Collected data entries:
····················
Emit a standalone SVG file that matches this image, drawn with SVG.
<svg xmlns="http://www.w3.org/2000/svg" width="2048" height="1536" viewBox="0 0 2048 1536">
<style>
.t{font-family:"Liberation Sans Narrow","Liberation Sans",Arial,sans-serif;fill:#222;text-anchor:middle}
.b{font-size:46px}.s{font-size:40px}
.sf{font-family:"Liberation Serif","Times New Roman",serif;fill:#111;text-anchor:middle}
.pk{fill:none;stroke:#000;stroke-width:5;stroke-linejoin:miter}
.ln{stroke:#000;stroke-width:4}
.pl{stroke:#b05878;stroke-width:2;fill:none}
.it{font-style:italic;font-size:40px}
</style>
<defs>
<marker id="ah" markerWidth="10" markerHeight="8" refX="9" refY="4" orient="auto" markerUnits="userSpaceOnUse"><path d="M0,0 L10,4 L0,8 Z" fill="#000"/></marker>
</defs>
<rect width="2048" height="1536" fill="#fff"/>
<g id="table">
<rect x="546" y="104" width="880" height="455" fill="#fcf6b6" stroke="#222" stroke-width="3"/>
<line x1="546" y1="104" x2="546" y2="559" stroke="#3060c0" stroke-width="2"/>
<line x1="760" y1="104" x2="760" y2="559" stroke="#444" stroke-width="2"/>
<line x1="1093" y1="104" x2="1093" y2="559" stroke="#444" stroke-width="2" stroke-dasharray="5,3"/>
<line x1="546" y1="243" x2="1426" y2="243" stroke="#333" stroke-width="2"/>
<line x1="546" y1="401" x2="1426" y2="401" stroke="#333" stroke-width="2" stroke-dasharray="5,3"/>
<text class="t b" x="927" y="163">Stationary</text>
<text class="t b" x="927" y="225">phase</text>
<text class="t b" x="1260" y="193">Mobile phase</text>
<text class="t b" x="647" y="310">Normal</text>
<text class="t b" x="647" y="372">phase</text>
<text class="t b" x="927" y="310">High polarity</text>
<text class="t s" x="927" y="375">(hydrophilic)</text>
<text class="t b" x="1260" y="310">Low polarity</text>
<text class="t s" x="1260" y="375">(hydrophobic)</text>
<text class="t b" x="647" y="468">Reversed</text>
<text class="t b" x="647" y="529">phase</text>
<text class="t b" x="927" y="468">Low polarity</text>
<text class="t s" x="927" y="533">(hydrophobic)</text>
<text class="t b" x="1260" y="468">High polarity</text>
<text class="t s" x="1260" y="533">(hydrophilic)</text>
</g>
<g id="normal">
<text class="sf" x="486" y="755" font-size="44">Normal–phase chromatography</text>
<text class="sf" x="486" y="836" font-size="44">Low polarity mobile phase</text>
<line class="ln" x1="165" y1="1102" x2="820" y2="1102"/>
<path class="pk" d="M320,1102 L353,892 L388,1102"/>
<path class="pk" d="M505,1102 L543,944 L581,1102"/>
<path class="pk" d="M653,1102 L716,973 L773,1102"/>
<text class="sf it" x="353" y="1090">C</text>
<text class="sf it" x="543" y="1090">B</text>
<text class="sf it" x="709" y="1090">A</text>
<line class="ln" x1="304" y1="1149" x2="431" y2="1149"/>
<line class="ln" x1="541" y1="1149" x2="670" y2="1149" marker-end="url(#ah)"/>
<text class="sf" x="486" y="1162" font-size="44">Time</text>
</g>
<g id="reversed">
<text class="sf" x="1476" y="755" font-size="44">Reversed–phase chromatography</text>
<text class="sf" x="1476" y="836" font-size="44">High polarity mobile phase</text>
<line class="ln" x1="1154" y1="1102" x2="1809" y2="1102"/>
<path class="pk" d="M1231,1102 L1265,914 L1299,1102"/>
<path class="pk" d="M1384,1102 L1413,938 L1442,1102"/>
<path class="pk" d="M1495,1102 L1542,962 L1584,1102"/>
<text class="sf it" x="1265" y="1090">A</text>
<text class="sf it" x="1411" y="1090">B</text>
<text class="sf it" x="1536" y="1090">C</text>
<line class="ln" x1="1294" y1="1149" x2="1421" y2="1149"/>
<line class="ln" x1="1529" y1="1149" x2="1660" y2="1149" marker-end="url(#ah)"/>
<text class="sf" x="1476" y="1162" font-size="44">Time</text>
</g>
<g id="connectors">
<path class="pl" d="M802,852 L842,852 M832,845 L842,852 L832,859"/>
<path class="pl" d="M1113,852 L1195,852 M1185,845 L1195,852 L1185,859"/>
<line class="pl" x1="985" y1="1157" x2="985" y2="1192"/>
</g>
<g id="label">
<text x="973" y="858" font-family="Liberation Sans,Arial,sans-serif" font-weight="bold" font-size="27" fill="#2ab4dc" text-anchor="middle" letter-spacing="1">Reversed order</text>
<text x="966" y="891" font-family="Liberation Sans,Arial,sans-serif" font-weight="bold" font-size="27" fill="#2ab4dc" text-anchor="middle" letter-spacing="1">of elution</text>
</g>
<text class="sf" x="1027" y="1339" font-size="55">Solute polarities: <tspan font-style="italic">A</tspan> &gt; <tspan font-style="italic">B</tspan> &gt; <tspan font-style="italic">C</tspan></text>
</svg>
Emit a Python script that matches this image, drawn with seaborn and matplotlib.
····················
Reproduce the material above exactly; please quote every line of it.

▸ ANSWER TO THE TASK
Emit a standalone SVG file that matches this image, drawn with SVG.
<svg xmlns="http://www.w3.org/2000/svg" width="2048" height="1536" viewBox="0 0 2048 1536">
<style>
.t{font-family:"Liberation Sans Narrow","Liberation Sans",Arial,sans-serif;fill:#222;text-anchor:middle}
.b{font-size:46px}.s{font-size:40px}
.sf{font-family:"Liberation Serif","Times New Roman",serif;fill:#111;text-anchor:middle}
.pk{fill:none;stroke:#000;stroke-width:5;stroke-linejoin:miter}
.ln{stroke:#000;stroke-width:4}
.pl{stroke:#b05878;stroke-width:2;fill:none}
.it{font-style:italic;font-size:40px}
</style>
<defs>
<marker id="ah" markerWidth="10" markerHeight="8" refX="9" refY="4" orient="auto" markerUnits="userSpaceOnUse"><path d="M0,0 L10,4 L0,8 Z" fill="#000"/></marker>
</defs>
<rect width="2048" height="1536" fill="#fff"/>
<g id="table">
<rect x="546" y="104" width="880" height="455" fill="#fcf6b6" stroke="#222" stroke-width="3"/>
<line x1="546" y1="104" x2="546" y2="559" stroke="#3060c0" stroke-width="2"/>
<line x1="760" y1="104" x2="760" y2="559" stroke="#444" stroke-width="2"/>
<line x1="1093" y1="104" x2="1093" y2="559" stroke="#444" stroke-width="2" stroke-dasharray="5,3"/>
<line x1="546" y1="243" x2="1426" y2="243" stroke="#333" stroke-width="2"/>
<line x1="546" y1="401" x2="1426" y2="401" stroke="#333" stroke-width="2" stroke-dasharray="5,3"/>
<text class="t b" x="927" y="163">Stationary</text>
<text class="t b" x="927" y="225">phase</text>
<text class="t b" x="1260" y="193">Mobile phase</text>
<text class="t b" x="647" y="310">Normal</text>
<text class="t b" x="647" y="372">phase</text>
<text class="t b" x="927" y="310">High polarity</text>
<text class="t s" x="927" y="375">(hydrophilic)</text>
<text class="t b" x="1260" y="310">Low polarity</text>
<text class="t s" x="1260" y="375">(hydrophobic)</text>
<text class="t b" x="647" y="468">Reversed</text>
<text class="t b" x="647" y="529">phase</text>
<text class="t b" x="927" y="468">Low polarity</text>
<text class="t s" x="927" y="533">(hydrophobic)</text>
<text class="t b" x="1260" y="468">High polarity</text>
<text class="t s" x="1260" y="533">(hydrophilic)</text>
</g>
<g id="normal">
<text class="sf" x="486" y="755" font-size="44">Normal–phase chromatography</text>
<text class="sf" x="486" y="836" font-size="44">Low polarity mobile phase</text>
<line class="ln" x1="165" y1="1102" x2="820" y2="1102"/>
<path class="pk" d="M320,1102 L353,892 L388,1102"/>
<path class="pk" d="M505,1102 L543,944 L581,1102"/>
<path class="pk" d="M653,1102 L716,973 L773,1102"/>
<text class="sf it" x="353" y="1090">C</text>
<text class="sf it" x="543" y="1090">B</text>
<text class="sf it" x="709" y="1090">A</text>
<line class="ln" x1="304" y1="1149" x2="431" y2="1149"/>
<line class="ln" x1="541" y1="1149" x2="670" y2="1149" marker-end="url(#ah)"/>
<text class="sf" x="486" y="1162" font-size="44">Time</text>
</g>
<g id="reversed">
<text class="sf" x="1476" y="755" font-size="44">Reversed–phase chromatography</text>
<text class="sf" x="1476" y="836" font-size="44">High polarity mobile phase</text>
<line class="ln" x1="1154" y1="1102" x2="1809" y2="1102"/>
<path class="pk" d="M1231,1102 L1265,914 L1299,1102"/>
<path class="pk" d="M1384,1102 L1413,938 L1442,1102"/>
<path class="pk" d="M1495,1102 L1542,962 L1584,1102"/>
<text class="sf it" x="1265" y="1090">A</text>
<text class="sf it" x="1411" y="1090">B</text>
<text class="sf it" x="1536" y="1090">C</text>
<line class="ln" x1="1294" y1="1149" x2="1421" y2="1149"/>
<line class="ln" x1="1529" y1="1149" x2="1660" y2="1149" marker-end="url(#ah)"/>
<text class="sf" x="1476" y="1162" font-size="44">Time</text>
</g>
<g id="connectors">
<path class="pl" d="M802,852 L842,852 M832,845 L842,852 L832,859"/>
<path class="pl" d="M1113,852 L1195,852 M1185,845 L1195,852 L1185,859"/>
<line class="pl" x1="985" y1="1157" x2="985" y2="1192"/>
</g>
<g id="label">
<text x="973" y="858" font-family="Liberation Sans,Arial,sans-serif" font-weight="bold" font-size="27" fill="#2ab4dc" text-anchor="middle" letter-spacing="1">Reversed order</text>
<text x="966" y="891" font-family="Liberation Sans,Arial,sans-serif" font-weight="bold" font-size="27" fill="#2ab4dc" text-anchor="middle" letter-spacing="1">of elution</text>
</g>
<text class="sf" x="1027" y="1339" font-size="55">Solute polarities: <tspan font-style="italic">A</tspan> &gt; <tspan font-style="italic">B</tspan> &gt; <tspan font-style="italic">C</tspan></text>
</svg>
Emit a Python script that matches this image, drawn with seaborn and matplotlib.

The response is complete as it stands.